>> begin EXERCISE INPUT
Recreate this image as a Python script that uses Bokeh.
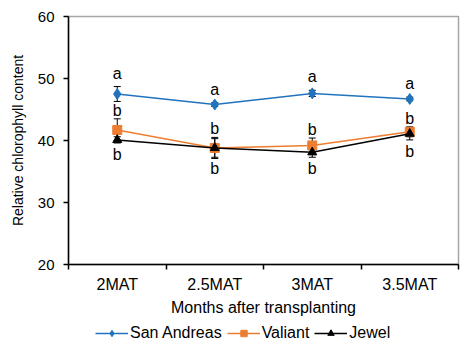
from bokeh.plotting import figure
from bokeh.layouts import column
from bokeh.models import (ColumnDataSource, Whisker, TeeHead, FixedTicker, Legend, LegendItem)
from bokeh.core.properties import value
from bokeh.embed import file_html
from bokeh.resources import INLINE

categories = ["2MAT", "2.5MAT", "3MAT", "3.5MAT"]
san_andreas = [47.5, 45.8, 47.6, 46.7]
san_andreas_err = [1.2, 0.3, 0.5, 0.3]
valiant = [41.7, 38.8, 39.2, 41.4]
valiant_err = [1.8, 1.7, 1.2, 0.8]
jewel = [40.1, 38.8, 38.1, 41.1]
jewel_err = [0.5, 1.5, 0.8, 1.0]
sa_letters = ["a", "a", "a", "a"]
va_letters = ["b", "b", "b", "b"]
je_letters = ["b", "b", "b", "b"]

FONT = "Liberation Sans"
xs = list(range(1, len(categories) + 1))
y_lo, y_hi = 20, 60

p = figure(frame_width=390, frame_height=248, output_backend="svg", toolbar_location=None,
           x_range=(0.5, len(categories) + 0.5), y_range=(y_lo, y_hi),
           min_border_left=68, min_border_right=16, min_border_top=16, min_border_bottom=56)
p.xgrid.visible = False
p.ygrid.visible = False
p.outline_line_color = "#a6a6a6"
p.outline_line_width = 1.5
p.background_fill_color = "white"

# axes
xa = p.xaxis[0]
xa.ticker = FixedTicker(ticks=xs, minor_ticks=[x + 0.5 for x in [0] + xs])
xa.major_label_overrides = {x: c for x, c in zip(xs, categories)}
xa.major_tick_out = 0
xa.major_tick_in = 0
xa.minor_tick_out = 5
xa.minor_tick_in = 0
xa.minor_tick_line_color = "black"
xa.minor_tick_line_width = 1.5
xa.axis_line_color = "black"
xa.axis_line_width = 1.5
xa.major_label_text_font = FONT
xa.major_label_text_font_size = "16px"
xa.major_label_text_color = "black"
xa.major_label_standoff = 6
xa.axis_label = "Months after transplanting"
xa.axis_label_text_font = FONT
xa.axis_label_text_font_size = "16px"
xa.axis_label_text_font_style = "normal"
xa.axis_label_text_color = "black"
xa.axis_label_standoff = 3

ya = p.yaxis[0]
ya.ticker = FixedTicker(ticks=[20, 30, 40, 50, 60], minor_ticks=[])
ya.major_tick_out = 5
ya.major_tick_in = 0
ya.major_tick_line_color = "black"
ya.major_tick_line_width = 1.5
ya.axis_line_color = "black"
ya.axis_line_width = 1.5
ya.major_label_text_font = FONT
ya.major_label_text_font_size = "15px"
ya.major_label_text_color = "black"
ya.major_label_standoff = 9
ya.axis_label = "Relative chlorophyll content"
ya.axis_label_text_font = FONT
ya.axis_label_text_font_size = "14px"
ya.axis_label_text_font_style = "normal"
ya.axis_label_text_color = "black"
ya.axis_label_standoff = 9

# separate strip for the legend below the chart
lp = figure(width=474, height=36, output_backend="svg", toolbar_location=None,
            x_range=(0, 1), y_range=(0, 1), x_axis_location=None, y_axis_location=None,
            min_border=0)
lp.xgrid.visible = False
lp.ygrid.visible = False
lp.outline_line_color = None

series = [
    ("San Andreas", san_andreas, san_andreas_err, "#2173BE", "diamond", 11, sa_letters, "above", -5),
    ("Valiant", valiant, valiant_err, "#ED7D31", "square", 9, va_letters, "above", 0),
    ("Jewel", jewel, jewel_err, "black", "triangle", 9, je_letters, "below", 3),
]

items = []
for name, vals, errs, color, marker, size, letters, pos, off in series:
    src = ColumnDataSource(dict(
        x=xs, y=vals,
        upper=[v + e for v, e in zip(vals, errs)],
        lower=[v - e for v, e in zip(vals, errs)],
        lab=letters,
    ))
    p.line("x", "y", source=src, line_color=color, line_width=1.5)
    w = Whisker(base="x", upper="upper", lower="lower", source=src,
                line_color="black", line_width=1,
                upper_head=TeeHead(size=7, line_color="black", line_width=1),
                lower_head=TeeHead(size=7, line_color="black", line_width=1))
    p.add_layout(w)
    p.scatter("x", "y", source=src, marker=marker, size=size,
              fill_color=color, line_color=color)
    if pos == "above":
        p.text("x", "upper", text="lab", source=src, text_align="center",
               text_baseline="bottom", y_offset=off,
               text_font=value(FONT), text_font_size="16px", text_color="black")
    else:
        p.text("x", "lower", text="lab", source=src, text_align="center",
               text_baseline="top", y_offset=off,
               text_font=value(FONT), text_font_size="16px", text_color="black")
    # legend proxies (same data, hidden) in the legend strip
    lln = lp.line("x", "y", source=src, line_color=color, line_width=1.5, visible=False)
    lsc = lp.scatter("x", "y", source=src, marker=marker, size=size,
                     fill_color=color, line_color=color, visible=False)
    items.append(LegendItem(label=name, renderers=[lln, lsc]))

legend = Legend(items=items, orientation="horizontal", location=(25, 12),
                label_text_font=FONT, label_text_font_size="16px",
                label_text_color="black",
                glyph_width=33, glyph_height=16, label_standoff=2, spacing=5,
                padding=2, margin=0, border_line_alpha=0, background_fill_alpha=0,
                inactive_fill_alpha=0)
lp.add_layout(legend)

open("out.html", "w").write(file_html(column(p, lp, spacing=0), INLINE))
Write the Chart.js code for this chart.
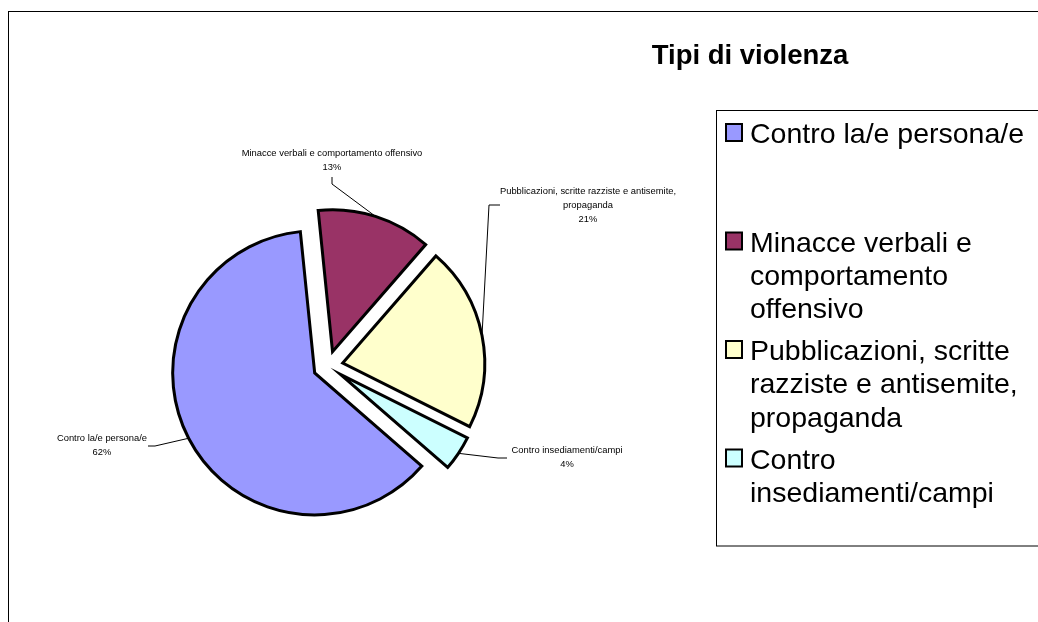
>> end EXERCISE INPUT
WHAT YOU WILL DO – Go back to the entries above and restate word for word every line from the first through the one that contains "y_lo, y_hi = 20, 60", leaving the pictures behind.

FULL SOLUTION –
Recreate this image as a Python script that uses Bokeh.
from bokeh.plotting import figure
from bokeh.layouts import column
from bokeh.models import (ColumnDataSource, Whisker, TeeHead, FixedTicker, Legend, LegendItem)
from bokeh.core.properties import value
from bokeh.embed import file_html
from bokeh.resources import INLINE

categories = ["2MAT", "2.5MAT", "3MAT", "3.5MAT"]
san_andreas = [47.5, 45.8, 47.6, 46.7]
san_andreas_err = [1.2, 0.3, 0.5, 0.3]
valiant = [41.7, 38.8, 39.2, 41.4]
valiant_err = [1.8, 1.7, 1.2, 0.8]
jewel = [40.1, 38.8, 38.1, 41.1]
jewel_err = [0.5, 1.5, 0.8, 1.0]
sa_letters = ["a", "a", "a", "a"]
va_letters = ["b", "b", "b", "b"]
je_letters = ["b", "b", "b", "b"]

FONT = "Liberation Sans"
xs = list(range(1, len(categories) + 1))
y_lo, y_hi = 20, 60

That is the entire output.